# Needed Help to stop lying to my wife.



## TMNT87 (Dec 1, 2010)

I needed help stop liying to my wife. I need some help here. I been liying since I was a kid. I want to stop it. any help can helpfully?


----------



## Blanca (Jul 25, 2008)

well, the best way to stop lying is to come to grips with what you can and cant control. 

Can you control your lies? probably not. telling yourself, "i have to stop lying" does three things 1) lowers your self-esteem every time you lie to yourself about not lying anymore 2) feeds into your feelings of no self-control 3) actually makes you lie more. The more you feed the feeling of no self control the more powerless you feel to change, the more demanding you get of yourself, and the more powerless and guilty you feel. its a vicious cycle. 

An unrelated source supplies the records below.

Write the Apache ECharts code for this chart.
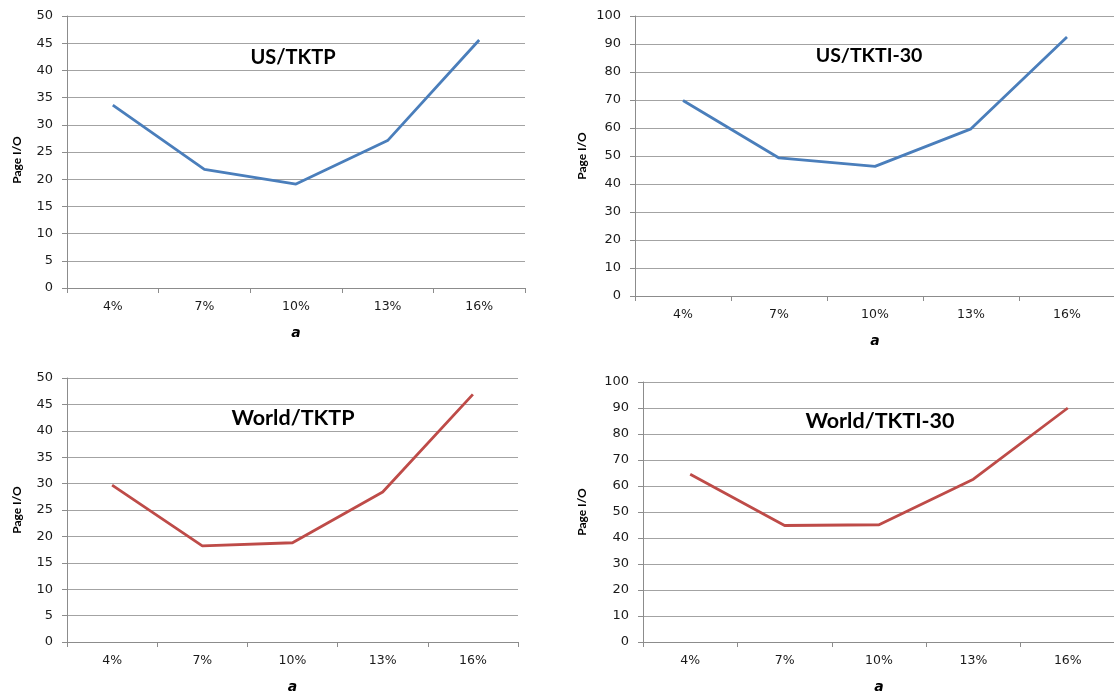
<!DOCTYPE html>
<html>
<head>
<meta charset="utf-8">
<script src="https://cdn.jsdelivr.net/npm/echarts@6/dist/echarts.min.js"></script>
<style>html,body{margin:0;padding:0;background:#fff}#c{width:1114px;height:694px}</style>
</head>
<body>
<div id="c"></div>
<script>
const categories = ['4%', '7%', '10%', '13%', '16%'];
const usTKTP = [33.6, 21.8, 19.1, 27.1, 45.6];
const usTKTI30 = [69.8, 49.3, 46.3, 59.7, 92.5];
const worldTKTP = [29.7, 18.2, 18.8, 28.4, 46.9];
const worldTKTI30 = [64.5, 44.8, 45.1, 62.6, 90.0];
const titles = ['US/TKTP', 'US/TKTI-30', 'World/TKTP', 'World/TKTI-30'];
const yMax = [50, 100, 50, 100];
const yStep = [5, 10, 5, 10];
const seriesData = [usTKTP, usTKTI30, worldTKTP, worldTKTI30];
const lineColors = ['#4A7EBB', '#4A7EBB', '#BE4B48', '#BE4B48'];

const grids = [
  {left: 67, top: 16, width: 458, height: 272, outerBoundsMode: 'none'},
  {left: 635, top: 16, width: 480, height: 280, outerBoundsMode: 'none'},
  {left: 67, top: 378, width: 451, height: 264, outerBoundsMode: 'none'},
  {left: 643, top: 382, width: 472, height: 260, outerBoundsMode: 'none'}
];
const titlePos = [[288, 53], [864, 51], [288, 413], [875, 416]];
const titleSize = [20, 19.5, 21.5, 21.5];
const yNameGap = [44, 47, 44, 55];
const yNamePad = [[0, 16, 0, 0], 0, 0, 0];

const chart = echarts.init(document.getElementById('c'));
const gridLine = '#A3A3A3';
const axisLine = '#8C8C8C';
const txt = '#1a1a1a';
const opt = {
  animation: false,
  grid: grids,
  title: titles.map((t, i) => ({
    text: t, left: titlePos[i][0], top: titlePos[i][1], textAlign: 'center', textVerticalAlign: 'middle',
    textStyle: {fontFamily: 'Lato', fontWeight: 'bold', fontSize: titleSize[i], color: '#000'}
  })),
  xAxis: grids.map((g, i) => ({
    type: 'category', gridIndex: i, data: categories, boundaryGap: true,
    name: 'a', nameLocation: 'middle', nameGap: 38,
    nameTextStyle: {fontFamily: 'DejaVu Sans', fontStyle: 'italic', fontWeight: 'bold', fontSize: 14, color: '#000'},
    axisLine: {lineStyle: {color: axisLine, width: 1}},
    axisTick: {show: true, length: 5, lineStyle: {color: axisLine}},
    axisLabel: {fontFamily: 'DejaVu Sans', fontSize: 12.5, color: txt, margin: 12},
    splitLine: {show: false}
  })),
  yAxis: grids.map((g, i) => ({
    type: 'value', gridIndex: i, min: 0, max: yMax[i], interval: yStep[i],
    name: 'Page I/O', nameLocation: 'middle', nameGap: yNameGap[i], nameRotate: 90,
    nameTextStyle: {fontFamily: 'Lato', fontWeight: 'bold', fontSize: 12, color: '#000', padding: yNamePad[i]},
    axisLine: {show: true, lineStyle: {color: axisLine, width: 1}},
    axisTick: {show: true, length: 5, lineStyle: {color: axisLine}},
    axisLabel: {fontFamily: 'DejaVu Sans', fontSize: 13, color: txt, margin: 14},
    splitLine: {show: true, lineStyle: {color: gridLine, width: 1}}
  })),
  series: seriesData.map((d, i) => ({
    type: 'line', xAxisIndex: i, yAxisIndex: i, data: d, showSymbol: false, symbol: 'none',
    lineStyle: {color: lineColors[i], width: 2.8}
  }))
};
chart.setOption(opt);
</script>
</body>
</html>
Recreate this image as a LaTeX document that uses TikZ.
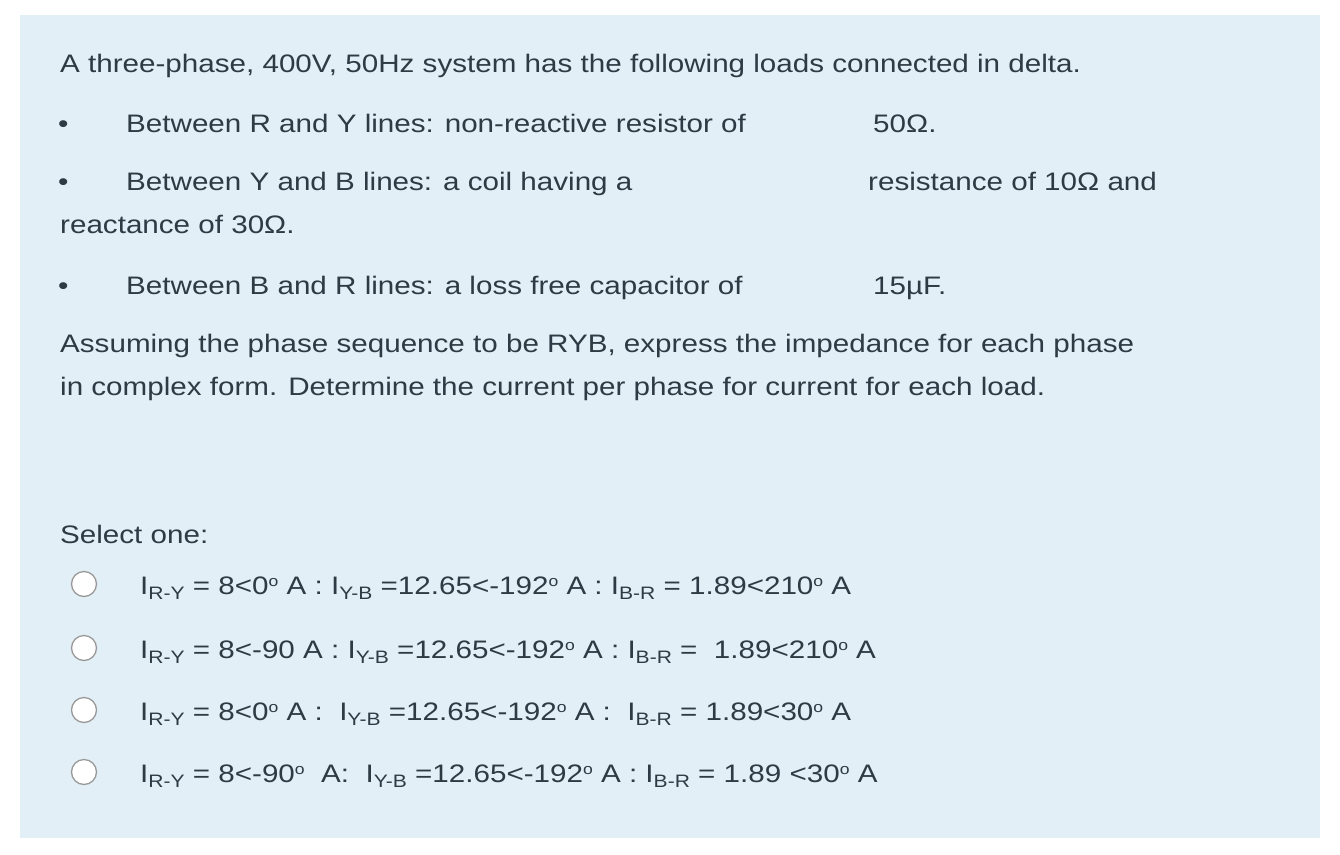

so get a grip on what you can control. think of this as an experiment in control. you have a final goal to stop lying. but you have to break that down in to real concrete manageable goals. so lets think of something you can control that might help you get to your ultimate goal. 

But first, what do you lie about?


----------



## chefmaster (Oct 30, 2010)

Do you know why you've been lying since you were a kid?

If not, find a counselor in your area, local health departments have them for free in many areas. Insurance plans cover them now too.

You've already taken the first step by admitting you have a problem, now take the second step and do something about it.


----------